#### Records provided:

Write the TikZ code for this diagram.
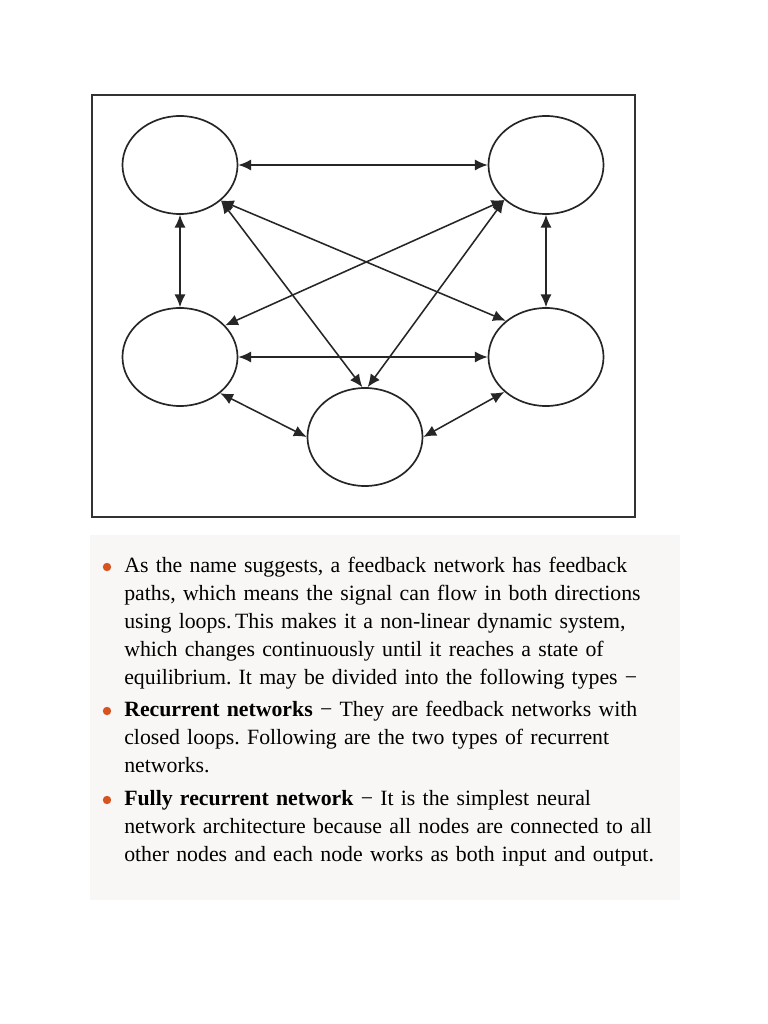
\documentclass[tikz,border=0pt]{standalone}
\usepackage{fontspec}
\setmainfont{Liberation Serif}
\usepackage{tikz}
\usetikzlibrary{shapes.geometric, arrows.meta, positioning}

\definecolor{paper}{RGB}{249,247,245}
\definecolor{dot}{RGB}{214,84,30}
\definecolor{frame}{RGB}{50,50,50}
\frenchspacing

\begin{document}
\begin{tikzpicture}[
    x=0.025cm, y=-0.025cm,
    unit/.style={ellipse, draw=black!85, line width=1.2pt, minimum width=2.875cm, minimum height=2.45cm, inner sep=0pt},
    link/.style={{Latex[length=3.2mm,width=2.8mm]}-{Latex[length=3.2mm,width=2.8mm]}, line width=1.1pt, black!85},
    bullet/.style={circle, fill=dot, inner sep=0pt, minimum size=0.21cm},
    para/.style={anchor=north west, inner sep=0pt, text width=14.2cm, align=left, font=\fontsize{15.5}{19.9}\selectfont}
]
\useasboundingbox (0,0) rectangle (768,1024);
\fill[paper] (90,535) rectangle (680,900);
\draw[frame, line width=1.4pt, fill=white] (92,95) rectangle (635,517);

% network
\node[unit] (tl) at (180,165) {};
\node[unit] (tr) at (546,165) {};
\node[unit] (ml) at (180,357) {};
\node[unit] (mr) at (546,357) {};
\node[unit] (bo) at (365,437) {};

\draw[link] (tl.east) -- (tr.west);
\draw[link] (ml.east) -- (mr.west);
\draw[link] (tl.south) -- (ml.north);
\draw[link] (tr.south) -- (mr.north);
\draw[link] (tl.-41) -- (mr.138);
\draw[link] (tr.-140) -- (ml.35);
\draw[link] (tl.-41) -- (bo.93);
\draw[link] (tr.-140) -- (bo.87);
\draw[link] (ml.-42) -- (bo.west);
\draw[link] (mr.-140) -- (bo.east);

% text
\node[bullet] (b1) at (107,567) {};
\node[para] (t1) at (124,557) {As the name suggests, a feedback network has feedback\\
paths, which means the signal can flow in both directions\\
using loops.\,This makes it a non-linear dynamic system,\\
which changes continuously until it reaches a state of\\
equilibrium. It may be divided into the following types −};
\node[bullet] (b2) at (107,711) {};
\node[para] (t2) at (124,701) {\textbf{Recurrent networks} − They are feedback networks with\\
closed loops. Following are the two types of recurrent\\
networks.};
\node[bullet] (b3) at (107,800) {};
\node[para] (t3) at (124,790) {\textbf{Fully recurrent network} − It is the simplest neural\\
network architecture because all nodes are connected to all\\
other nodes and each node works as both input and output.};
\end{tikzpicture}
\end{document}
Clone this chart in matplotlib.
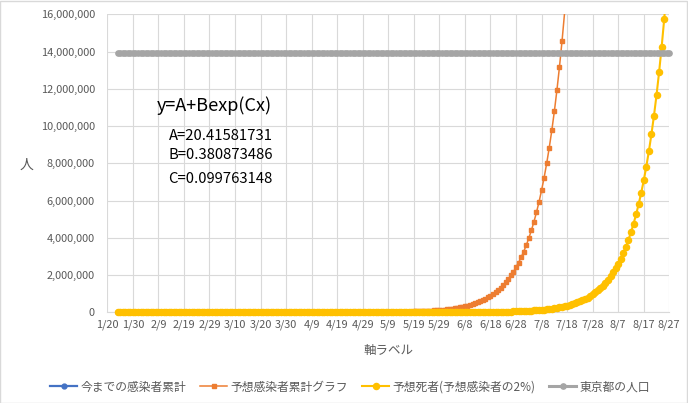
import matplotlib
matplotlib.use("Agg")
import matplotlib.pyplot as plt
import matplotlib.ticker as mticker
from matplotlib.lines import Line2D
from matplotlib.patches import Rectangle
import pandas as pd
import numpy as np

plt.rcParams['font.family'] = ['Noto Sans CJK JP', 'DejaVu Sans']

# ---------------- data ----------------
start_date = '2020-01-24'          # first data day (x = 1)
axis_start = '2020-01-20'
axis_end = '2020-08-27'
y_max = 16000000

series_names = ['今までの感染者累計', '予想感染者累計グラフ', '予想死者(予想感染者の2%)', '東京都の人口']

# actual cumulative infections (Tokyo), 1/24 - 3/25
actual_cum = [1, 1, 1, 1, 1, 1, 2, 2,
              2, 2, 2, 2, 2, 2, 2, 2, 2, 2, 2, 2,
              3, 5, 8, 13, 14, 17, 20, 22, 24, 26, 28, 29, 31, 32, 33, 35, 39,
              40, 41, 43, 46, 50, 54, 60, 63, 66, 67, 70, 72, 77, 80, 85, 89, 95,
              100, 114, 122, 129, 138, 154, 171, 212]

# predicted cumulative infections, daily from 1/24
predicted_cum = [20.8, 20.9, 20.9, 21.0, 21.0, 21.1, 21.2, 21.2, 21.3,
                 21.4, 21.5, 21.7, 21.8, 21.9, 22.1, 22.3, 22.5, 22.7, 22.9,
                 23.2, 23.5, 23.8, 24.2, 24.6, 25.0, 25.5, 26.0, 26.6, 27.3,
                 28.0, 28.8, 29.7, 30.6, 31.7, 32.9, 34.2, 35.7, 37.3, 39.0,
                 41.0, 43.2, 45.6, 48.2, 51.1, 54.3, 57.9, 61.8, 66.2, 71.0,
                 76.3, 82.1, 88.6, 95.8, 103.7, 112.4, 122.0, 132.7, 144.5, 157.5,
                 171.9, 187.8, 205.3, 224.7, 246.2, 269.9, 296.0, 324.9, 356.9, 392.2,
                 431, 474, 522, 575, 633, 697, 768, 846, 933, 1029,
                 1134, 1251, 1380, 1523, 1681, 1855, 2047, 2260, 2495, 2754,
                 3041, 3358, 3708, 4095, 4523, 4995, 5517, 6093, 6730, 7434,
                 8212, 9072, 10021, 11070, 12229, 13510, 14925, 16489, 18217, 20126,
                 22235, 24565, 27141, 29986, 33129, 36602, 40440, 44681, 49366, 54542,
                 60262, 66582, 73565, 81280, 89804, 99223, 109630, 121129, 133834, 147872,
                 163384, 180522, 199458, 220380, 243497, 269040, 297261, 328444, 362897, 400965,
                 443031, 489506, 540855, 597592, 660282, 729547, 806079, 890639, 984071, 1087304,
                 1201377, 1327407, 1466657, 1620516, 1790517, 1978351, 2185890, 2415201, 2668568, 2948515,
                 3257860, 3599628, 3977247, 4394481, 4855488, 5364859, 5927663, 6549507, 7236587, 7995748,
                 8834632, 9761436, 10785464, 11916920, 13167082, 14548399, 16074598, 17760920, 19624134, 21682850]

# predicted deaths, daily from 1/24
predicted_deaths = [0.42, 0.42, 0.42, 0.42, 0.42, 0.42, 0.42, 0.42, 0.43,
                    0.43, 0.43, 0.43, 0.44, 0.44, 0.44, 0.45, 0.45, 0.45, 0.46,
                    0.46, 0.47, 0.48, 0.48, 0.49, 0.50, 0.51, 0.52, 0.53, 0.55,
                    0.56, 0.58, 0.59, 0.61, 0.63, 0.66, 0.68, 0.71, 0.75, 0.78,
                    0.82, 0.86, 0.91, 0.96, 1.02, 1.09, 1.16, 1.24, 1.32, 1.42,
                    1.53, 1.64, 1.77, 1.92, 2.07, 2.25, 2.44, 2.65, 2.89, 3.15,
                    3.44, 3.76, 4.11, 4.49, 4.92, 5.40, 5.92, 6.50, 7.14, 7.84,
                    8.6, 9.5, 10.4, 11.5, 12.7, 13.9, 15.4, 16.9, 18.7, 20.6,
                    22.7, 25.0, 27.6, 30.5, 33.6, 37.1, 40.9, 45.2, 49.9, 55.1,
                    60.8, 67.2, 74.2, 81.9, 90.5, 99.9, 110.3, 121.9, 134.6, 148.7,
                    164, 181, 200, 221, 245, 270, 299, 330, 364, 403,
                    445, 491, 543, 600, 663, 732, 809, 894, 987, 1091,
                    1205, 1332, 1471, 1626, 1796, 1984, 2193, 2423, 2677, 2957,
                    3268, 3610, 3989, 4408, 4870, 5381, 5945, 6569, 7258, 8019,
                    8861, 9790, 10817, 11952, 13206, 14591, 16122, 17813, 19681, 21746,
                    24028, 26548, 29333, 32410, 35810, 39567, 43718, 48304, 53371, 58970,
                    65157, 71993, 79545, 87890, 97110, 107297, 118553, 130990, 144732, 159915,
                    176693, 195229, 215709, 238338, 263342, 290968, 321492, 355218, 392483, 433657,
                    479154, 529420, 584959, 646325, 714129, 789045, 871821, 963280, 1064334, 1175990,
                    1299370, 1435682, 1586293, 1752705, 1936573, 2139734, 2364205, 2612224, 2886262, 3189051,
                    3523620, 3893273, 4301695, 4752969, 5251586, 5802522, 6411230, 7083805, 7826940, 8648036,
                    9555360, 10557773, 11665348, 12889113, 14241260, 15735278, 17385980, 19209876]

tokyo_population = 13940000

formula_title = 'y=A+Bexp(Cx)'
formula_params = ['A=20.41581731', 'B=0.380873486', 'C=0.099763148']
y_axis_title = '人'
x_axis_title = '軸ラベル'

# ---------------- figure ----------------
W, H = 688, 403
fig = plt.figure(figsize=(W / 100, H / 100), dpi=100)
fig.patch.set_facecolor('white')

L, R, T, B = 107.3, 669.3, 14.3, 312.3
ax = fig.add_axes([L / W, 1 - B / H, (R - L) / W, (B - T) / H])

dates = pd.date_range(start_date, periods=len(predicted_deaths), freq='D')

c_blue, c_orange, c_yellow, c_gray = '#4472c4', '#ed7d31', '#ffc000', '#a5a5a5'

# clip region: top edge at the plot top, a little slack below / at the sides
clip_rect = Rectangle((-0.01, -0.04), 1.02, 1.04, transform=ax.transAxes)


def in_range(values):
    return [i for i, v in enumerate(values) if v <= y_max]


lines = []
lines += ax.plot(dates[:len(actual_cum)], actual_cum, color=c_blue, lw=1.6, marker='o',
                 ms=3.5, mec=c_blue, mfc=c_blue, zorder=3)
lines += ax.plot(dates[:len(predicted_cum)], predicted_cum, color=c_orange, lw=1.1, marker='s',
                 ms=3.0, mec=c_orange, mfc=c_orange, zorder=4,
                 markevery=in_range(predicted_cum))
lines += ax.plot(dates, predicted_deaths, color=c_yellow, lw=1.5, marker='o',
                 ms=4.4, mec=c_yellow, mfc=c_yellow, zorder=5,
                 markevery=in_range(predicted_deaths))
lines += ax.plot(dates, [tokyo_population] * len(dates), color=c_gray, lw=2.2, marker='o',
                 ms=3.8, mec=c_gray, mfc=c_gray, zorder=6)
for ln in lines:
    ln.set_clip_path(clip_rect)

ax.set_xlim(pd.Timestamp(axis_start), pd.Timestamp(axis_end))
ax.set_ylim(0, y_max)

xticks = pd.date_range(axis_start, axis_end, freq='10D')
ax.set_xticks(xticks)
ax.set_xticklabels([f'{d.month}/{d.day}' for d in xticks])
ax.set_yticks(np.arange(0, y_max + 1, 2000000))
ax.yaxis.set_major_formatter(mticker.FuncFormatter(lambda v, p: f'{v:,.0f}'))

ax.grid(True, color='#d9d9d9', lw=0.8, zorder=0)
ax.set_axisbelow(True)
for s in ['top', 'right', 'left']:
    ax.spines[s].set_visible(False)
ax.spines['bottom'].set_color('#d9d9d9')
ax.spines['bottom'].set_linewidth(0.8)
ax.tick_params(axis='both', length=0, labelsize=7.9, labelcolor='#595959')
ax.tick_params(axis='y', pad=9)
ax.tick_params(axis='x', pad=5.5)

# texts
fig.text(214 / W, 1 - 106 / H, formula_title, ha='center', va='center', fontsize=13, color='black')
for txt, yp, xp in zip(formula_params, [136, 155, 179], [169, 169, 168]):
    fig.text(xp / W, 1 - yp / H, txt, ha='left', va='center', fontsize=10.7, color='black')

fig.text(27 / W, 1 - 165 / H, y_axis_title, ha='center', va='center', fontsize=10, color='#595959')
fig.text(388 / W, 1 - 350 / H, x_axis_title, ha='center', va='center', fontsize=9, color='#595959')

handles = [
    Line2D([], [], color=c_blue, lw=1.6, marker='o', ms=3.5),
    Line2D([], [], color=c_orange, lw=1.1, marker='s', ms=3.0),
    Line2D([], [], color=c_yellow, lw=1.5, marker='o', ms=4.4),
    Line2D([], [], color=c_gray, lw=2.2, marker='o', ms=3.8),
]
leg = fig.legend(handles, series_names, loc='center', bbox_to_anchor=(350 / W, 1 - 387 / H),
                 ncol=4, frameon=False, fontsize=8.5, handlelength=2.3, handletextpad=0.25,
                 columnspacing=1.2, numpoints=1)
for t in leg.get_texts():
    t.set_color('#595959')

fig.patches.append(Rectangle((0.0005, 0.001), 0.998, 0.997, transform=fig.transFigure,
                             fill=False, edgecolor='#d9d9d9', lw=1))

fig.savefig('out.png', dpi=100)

#### What this task involves:
Lines that include the word "matplotlib" are to be extracted from the data above.

#### Answer to this problem:
Clone this chart in matplotlib.
import matplotlib
matplotlib.use("Agg")
import matplotlib.pyplot as plt
import matplotlib.ticker as mticker
from matplotlib.lines import Line2D
from matplotlib.patches import Rectangle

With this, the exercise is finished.